In this context, guiding words of legendry Justice Cardozo should prevail, “on the one side is the social need that crime shall be repressed, on the other, the social need that law shall not be flouted by the insolence of office”. Giving a series of guidelines, styled as mandatory, the apex Court outlines that every complaint under Section 498A, henceforth, shall be referred to Family Welfare Committees – to be constituted in every district by the Chairman, District Legal Services Authority.
Every complaint under Section 498A received by the police or the Magistrate would be referred to such committee and the said committee after having interaction with the parties personally or telephonically, will prepare the report narrating the factual matrix and its opinion of the case.
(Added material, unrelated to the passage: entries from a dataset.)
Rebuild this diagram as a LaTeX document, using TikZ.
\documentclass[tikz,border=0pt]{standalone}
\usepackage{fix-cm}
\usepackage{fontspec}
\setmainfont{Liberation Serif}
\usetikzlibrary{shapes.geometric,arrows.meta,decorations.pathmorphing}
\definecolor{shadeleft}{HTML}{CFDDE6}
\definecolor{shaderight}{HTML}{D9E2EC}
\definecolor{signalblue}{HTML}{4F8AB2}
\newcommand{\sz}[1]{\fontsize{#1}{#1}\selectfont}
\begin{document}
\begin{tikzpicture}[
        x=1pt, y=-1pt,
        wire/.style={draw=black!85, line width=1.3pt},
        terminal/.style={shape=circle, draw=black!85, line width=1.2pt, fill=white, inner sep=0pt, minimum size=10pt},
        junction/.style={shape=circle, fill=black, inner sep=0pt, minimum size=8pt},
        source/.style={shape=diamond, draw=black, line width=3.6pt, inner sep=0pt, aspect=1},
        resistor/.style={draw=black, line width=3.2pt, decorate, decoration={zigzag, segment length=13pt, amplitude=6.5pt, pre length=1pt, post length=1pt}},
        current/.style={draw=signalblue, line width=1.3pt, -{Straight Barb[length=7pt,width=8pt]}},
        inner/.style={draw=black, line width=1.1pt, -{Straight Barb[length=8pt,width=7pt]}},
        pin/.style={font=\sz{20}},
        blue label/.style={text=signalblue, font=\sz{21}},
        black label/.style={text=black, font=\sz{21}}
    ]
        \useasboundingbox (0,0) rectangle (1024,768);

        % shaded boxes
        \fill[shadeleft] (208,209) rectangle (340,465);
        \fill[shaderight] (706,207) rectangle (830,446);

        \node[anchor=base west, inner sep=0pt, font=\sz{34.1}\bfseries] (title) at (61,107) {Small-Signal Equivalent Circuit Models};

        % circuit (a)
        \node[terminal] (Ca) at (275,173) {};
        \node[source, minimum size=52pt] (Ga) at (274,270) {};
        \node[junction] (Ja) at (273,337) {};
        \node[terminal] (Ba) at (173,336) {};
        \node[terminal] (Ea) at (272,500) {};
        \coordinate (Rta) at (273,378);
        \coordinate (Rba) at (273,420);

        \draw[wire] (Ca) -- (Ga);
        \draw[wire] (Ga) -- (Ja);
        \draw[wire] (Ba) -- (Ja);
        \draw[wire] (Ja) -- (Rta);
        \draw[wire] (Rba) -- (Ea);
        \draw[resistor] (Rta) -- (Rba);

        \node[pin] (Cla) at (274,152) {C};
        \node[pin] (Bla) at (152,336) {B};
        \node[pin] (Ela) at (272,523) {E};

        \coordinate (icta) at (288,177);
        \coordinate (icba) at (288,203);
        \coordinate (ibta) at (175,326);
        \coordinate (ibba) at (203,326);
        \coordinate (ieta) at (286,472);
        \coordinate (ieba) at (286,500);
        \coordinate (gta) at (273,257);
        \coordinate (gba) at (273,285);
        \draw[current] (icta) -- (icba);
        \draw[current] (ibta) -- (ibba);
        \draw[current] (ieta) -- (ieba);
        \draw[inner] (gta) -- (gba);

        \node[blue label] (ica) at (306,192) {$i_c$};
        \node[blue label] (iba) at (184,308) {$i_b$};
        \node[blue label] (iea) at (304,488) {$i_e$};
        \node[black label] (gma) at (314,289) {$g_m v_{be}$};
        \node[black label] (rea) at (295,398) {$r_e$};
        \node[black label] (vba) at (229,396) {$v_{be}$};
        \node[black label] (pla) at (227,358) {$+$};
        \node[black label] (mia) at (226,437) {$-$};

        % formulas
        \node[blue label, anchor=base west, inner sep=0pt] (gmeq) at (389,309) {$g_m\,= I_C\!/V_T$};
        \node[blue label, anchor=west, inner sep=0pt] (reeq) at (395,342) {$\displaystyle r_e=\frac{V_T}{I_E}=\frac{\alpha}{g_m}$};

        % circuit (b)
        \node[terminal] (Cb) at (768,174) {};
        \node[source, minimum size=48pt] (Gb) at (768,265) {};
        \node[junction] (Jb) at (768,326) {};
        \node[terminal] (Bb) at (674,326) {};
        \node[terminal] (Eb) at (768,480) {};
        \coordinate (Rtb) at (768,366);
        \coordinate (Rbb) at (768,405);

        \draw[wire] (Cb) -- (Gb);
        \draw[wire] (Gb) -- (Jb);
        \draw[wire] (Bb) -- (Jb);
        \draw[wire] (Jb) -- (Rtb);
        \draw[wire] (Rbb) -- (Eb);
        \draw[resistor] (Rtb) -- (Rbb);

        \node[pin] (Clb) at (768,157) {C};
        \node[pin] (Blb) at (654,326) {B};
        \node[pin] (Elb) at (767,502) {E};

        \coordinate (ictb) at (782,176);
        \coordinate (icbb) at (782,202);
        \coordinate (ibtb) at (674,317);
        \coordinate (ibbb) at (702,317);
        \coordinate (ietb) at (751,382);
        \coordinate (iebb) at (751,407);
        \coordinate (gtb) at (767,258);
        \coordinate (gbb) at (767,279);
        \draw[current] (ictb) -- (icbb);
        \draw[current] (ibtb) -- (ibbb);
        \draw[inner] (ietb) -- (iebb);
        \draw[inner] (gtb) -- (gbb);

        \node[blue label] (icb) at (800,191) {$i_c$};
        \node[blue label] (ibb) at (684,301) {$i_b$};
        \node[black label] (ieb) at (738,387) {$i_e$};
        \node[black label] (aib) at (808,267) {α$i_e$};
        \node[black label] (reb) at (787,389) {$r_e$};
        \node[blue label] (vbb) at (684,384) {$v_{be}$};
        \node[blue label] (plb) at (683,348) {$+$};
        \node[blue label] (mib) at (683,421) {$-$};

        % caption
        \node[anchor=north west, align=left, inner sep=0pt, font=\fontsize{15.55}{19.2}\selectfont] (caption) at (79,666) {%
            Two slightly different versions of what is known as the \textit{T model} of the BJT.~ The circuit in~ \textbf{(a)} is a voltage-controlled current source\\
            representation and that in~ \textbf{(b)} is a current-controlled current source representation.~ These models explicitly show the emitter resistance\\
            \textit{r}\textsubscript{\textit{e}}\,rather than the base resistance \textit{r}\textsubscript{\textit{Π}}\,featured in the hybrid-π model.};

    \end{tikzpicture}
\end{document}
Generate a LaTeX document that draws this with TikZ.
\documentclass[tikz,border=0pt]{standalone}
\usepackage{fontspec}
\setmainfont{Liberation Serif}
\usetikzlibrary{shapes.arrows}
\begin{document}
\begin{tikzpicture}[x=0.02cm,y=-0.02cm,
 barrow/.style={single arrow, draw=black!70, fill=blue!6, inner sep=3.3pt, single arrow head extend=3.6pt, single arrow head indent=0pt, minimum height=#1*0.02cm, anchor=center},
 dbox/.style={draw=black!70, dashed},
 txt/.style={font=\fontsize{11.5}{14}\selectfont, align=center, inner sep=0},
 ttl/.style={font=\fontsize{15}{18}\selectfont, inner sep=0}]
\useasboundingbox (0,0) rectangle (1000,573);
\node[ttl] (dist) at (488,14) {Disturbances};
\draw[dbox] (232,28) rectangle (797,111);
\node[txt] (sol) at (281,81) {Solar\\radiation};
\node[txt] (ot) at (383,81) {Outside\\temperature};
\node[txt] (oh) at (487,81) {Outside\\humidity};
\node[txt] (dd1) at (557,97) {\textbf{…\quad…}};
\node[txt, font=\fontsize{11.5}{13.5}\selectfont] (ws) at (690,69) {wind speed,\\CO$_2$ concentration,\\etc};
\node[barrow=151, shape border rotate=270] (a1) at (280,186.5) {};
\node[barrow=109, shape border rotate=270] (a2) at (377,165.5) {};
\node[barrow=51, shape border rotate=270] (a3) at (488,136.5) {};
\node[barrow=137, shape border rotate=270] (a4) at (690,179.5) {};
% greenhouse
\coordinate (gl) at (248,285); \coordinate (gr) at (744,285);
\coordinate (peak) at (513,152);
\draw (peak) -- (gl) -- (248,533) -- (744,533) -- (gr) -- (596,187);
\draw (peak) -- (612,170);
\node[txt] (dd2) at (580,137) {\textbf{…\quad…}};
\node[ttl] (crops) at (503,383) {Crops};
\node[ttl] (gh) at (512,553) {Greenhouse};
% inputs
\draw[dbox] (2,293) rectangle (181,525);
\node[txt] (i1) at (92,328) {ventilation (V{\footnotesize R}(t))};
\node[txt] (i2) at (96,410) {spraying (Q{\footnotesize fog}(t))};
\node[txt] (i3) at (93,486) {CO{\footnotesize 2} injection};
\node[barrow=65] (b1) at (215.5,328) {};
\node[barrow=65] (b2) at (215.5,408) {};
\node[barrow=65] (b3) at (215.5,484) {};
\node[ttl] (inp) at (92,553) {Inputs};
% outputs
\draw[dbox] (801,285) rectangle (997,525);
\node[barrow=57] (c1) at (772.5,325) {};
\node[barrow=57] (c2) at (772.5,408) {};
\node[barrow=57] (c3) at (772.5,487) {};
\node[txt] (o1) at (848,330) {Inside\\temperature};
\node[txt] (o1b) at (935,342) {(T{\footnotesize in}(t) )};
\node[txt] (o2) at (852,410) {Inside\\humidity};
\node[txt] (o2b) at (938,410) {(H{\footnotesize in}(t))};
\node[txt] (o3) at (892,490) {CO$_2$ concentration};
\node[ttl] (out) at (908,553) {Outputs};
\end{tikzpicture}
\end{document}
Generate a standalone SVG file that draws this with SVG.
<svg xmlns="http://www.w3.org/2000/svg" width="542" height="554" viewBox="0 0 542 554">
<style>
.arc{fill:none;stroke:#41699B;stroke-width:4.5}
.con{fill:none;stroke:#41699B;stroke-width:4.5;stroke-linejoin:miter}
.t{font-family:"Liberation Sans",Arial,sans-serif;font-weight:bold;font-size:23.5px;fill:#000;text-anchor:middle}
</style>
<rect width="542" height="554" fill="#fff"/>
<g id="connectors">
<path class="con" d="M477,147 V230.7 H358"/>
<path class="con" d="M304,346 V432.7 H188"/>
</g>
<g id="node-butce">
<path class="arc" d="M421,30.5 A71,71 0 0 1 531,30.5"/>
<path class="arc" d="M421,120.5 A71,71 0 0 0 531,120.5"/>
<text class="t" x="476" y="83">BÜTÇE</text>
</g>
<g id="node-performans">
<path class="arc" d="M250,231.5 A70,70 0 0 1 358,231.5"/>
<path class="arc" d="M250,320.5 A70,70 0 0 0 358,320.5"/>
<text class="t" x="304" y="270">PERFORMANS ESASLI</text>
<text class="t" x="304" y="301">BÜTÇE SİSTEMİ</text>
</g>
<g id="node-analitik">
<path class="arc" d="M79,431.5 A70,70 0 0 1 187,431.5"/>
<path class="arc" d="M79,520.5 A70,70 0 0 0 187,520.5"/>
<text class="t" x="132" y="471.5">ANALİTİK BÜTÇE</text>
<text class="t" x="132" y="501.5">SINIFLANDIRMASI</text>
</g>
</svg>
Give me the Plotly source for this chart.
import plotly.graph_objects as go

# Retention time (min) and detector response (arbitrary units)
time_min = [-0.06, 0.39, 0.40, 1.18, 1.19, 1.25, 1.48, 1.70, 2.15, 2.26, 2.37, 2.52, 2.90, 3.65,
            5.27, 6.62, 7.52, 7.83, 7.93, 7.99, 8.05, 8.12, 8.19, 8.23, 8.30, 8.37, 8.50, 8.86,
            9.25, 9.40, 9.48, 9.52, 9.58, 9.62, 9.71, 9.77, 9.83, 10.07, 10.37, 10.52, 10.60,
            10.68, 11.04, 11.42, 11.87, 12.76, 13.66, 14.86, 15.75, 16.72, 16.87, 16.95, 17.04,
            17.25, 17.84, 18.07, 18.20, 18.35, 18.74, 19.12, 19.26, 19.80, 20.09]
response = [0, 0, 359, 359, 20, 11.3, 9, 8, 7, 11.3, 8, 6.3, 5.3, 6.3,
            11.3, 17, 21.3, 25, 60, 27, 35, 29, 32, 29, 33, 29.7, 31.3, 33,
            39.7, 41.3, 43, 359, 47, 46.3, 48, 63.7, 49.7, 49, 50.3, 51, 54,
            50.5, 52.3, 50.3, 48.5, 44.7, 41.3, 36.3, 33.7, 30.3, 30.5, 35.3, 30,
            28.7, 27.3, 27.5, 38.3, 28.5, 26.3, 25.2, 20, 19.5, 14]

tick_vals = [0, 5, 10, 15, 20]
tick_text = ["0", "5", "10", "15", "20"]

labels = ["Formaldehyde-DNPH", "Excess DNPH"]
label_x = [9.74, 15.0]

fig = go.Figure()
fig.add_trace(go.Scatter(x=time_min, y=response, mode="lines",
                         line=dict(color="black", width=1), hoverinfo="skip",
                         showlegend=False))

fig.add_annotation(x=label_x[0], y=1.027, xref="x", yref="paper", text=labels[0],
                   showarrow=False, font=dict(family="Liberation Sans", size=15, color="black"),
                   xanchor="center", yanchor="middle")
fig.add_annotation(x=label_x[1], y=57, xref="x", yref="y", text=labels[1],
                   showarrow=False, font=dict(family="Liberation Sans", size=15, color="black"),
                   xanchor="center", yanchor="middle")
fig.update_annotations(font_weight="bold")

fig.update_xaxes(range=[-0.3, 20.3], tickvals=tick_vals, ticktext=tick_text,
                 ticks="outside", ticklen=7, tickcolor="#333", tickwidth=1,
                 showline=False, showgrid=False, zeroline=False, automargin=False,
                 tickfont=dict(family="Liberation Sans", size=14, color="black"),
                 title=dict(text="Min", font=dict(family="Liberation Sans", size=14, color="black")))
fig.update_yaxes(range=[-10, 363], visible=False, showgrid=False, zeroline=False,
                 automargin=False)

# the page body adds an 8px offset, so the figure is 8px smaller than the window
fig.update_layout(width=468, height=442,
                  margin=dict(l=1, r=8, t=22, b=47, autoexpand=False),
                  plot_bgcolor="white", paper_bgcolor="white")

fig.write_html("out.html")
The report of said committee shall be submitted to the District legal Services Authority within a month from the date of receipt of complaint. No arrest shall be affected till report of such committee is received. However, the report of the Committee may be considered by the Investigating Officer or the Magistrate on its own merit.
The top court has also directed that only a designated Investigating Officer of the area with proper training shall investigate dowry harassment cases and that the said designations must be completed within a month. The lower courts have been directed that the accused should be exempted from appearing in person or be allowed to appear via video conferencing. In cases where accused is residing out of India, impounding of passports or red corner notice should not be routine.
The Court added that if a bail application is filed with at least one clear day's notice to the Public Prosecutor/complainant, it should be decided as far as possible on the same day. Feminists dismiss these guidelines by arguing that false accusations are rare.
They say that even assuming half of the cases were cooked up; the other half makes up a humongous number of women crying out for protection from violence. According to them, the judgement in the instant case has relied upon data of the National Crime Record Bureau (NCRB) which was not examined critically. It is erroneous to draw a conclusion of false case from low conviction because the acquittals could be on account of many factors like shoddy investigation, compromise, intimidation of witnesses or of the complainant herself.
The court could have taken expert opinion on this subject before coming to the conclusion of misuse of law. The judgment overlooks the fact that women are the victims of harassment for dowry and domestic violence on a daily basis. Another aspect, without any caveat, is often argued, which is that a constant complaint of victims about the insensitivity of the police and its gender bias often minimises the instances of assaults.
Most women victims find it extremely difficult to even lodge a complaint, thanks to rampant corruption in the police system. Further, the committees, to be formed as per direction of the judgement, are extra-judicial bodies of questionable competence which seek to take over the duty of the Police and seem to be akin to kangaroo courts, Khap Panchayats, or other forms of vigilante justice.
The guidelines of the Supreme Court might help in stemming the misuse of Section 498A at the hands of some vengeance-seeking women but the counter views offered by women’s organisations also carry weight.
There is an urgent need to strike a judicious balance between the competing interests and viewpoints since the evil of gender-related violence is toppling the societal balance.